Teguh menilai, belum tercapainya target nilai transaksi harian BEI bukan semata-mata disebabkan oleh kinerja BEI yang buruk. Ia melihat akar permasalahannya lebih dalam, yaitu pada stagnasi jumlah investor dan penurunan minat pasar yang dipicu oleh kinerja emiten yang kurang menggembirakan. Meskipun BEI telah berupaya melakukan berbagai inovasi dari sisi kebijakan, upaya tersebut belum cukup untuk mengembalikan gairah pasar tanpa perbaikan kualitas perusahaan dan perlindungan investor yang nyata.
“Sebenarnya mungkin problemnya bukan di BEI-nya. Mereka sudah banyak melakukan inovasi-inovasi. Cuma malah blunder. Mungkin bisa dibilang begitu ya.
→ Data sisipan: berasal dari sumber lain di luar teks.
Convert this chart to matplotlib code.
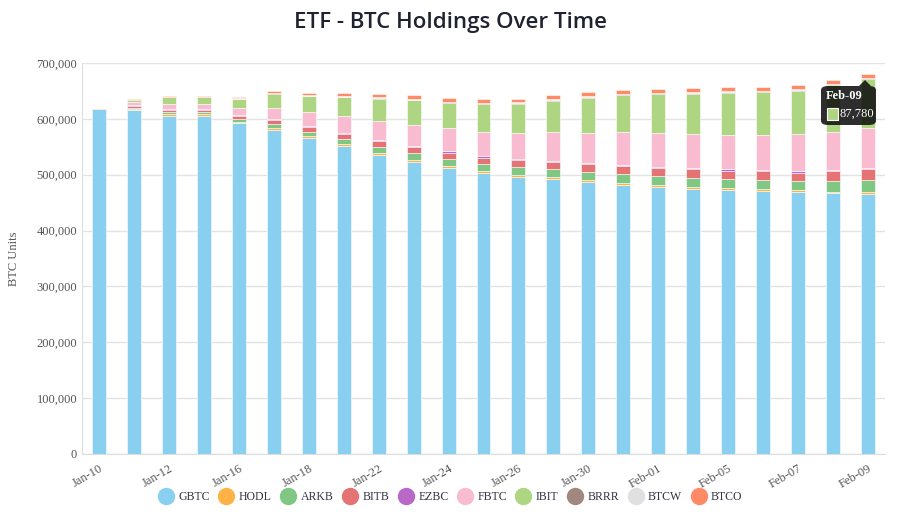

Jadi bukan dampak positif yang dihasilkan tapi justru jadi dampak negatif,” tambahnya.
Teguh mencontohkan kebijakan *Full Call Auction* (FCA) yang memungkinkan saham ‘tidur’ alias yang selama ini stagnan di harga Rp50 untuk dapat diperdagangkan kembali hingga turun ke harga Rp1. Meskipun kebijakan ini bertujuan meningkatkan transaksi, namun di lapangan justru merugikan investor karena nilai saham mereka jatuh makin dalam. Di sisi lain, kualitas emiten yang baru melantai di bursa juga dinilai kurang menjanjikan, dengan banyak perusahaan IPO yang memiliki fundamental lemah, membuat investor enggan membeli saham-saham baru.
Lebih lanjut, salah satu kebijakan BEI yang dianggap ‘blunder’ dan merugikan adalah penutupan kode broker dan informasi domisili investor. Langkah ini memukul telak kalangan *trader* aktif yang selama ini menyumbang besar pada volume transaksi harian. Mereka kehilangan alat analisis krusial, membuat pasar menjadi makin sepi dan likuiditas menurun. Oleh karena itu, Teguh merespons positif kebijakan BEI untuk membuka kembali kode broker dan data transaksi lokal-asing demi meningkatkan nilai transaksi di pasar saham.
“BEI ini selama beberapa tahun terakhir banyak eksperimen. Tapi kenyataannya semua yang dilakukan itu ternyata malah bikin pasar saham jadi sepi. Ya sudah berarti jangan dilakukan lagi. Balik lagi saja ke kebijakan-kebijakan yang dulu, yang tidak aneh-aneh seperti sekarang,” imbuhnya, menekankan perlunya evaluasi menyeluruh terhadap dampak kebijakan-kebijakan yang telah diterapkan.
Untuk jangka panjang, Teguh menekankan pentingnya perbaikan kinerja fundamental perusahaan-perusahaan publik, pembagian dividen yang lebih menarik, serta kondisi ekonomi makro yang kondusif. “Jadi yang harus diperbaiki juga sebenarnya kinerja perusahaan, kinerja emiten. Dividen yang dibayarkan ke investor harus lebih besar, tetapi agar kinerja perusahaan-perusahaan lebih bagus ya berarti ekonominya juga harus bagus,” tegasnya.
Di samping itu, isu perlindungan investor juga menjadi sorotan tajam. Menurut Teguh, perlindungan investor di Indonesia belum optimal. Ia membandingkan dengan praktik di Wall Street, di mana ketika perusahaan bangkrut, aset dilikuidasi dan hasilnya dibagikan kepada investor, sehingga meskipun rugi, investor tidak kehilangan segalanya. “Di sini, kalau perusahaan bangkrut, investor kehilangan segalanya tanpa ada pengembalian sama sekali,” pungkas Teguh, menggarisbawahi pentingnya kerangka perlindungan yang lebih kuat untuk meningkatkan kepercayaan investor di pasar modal Indonesia.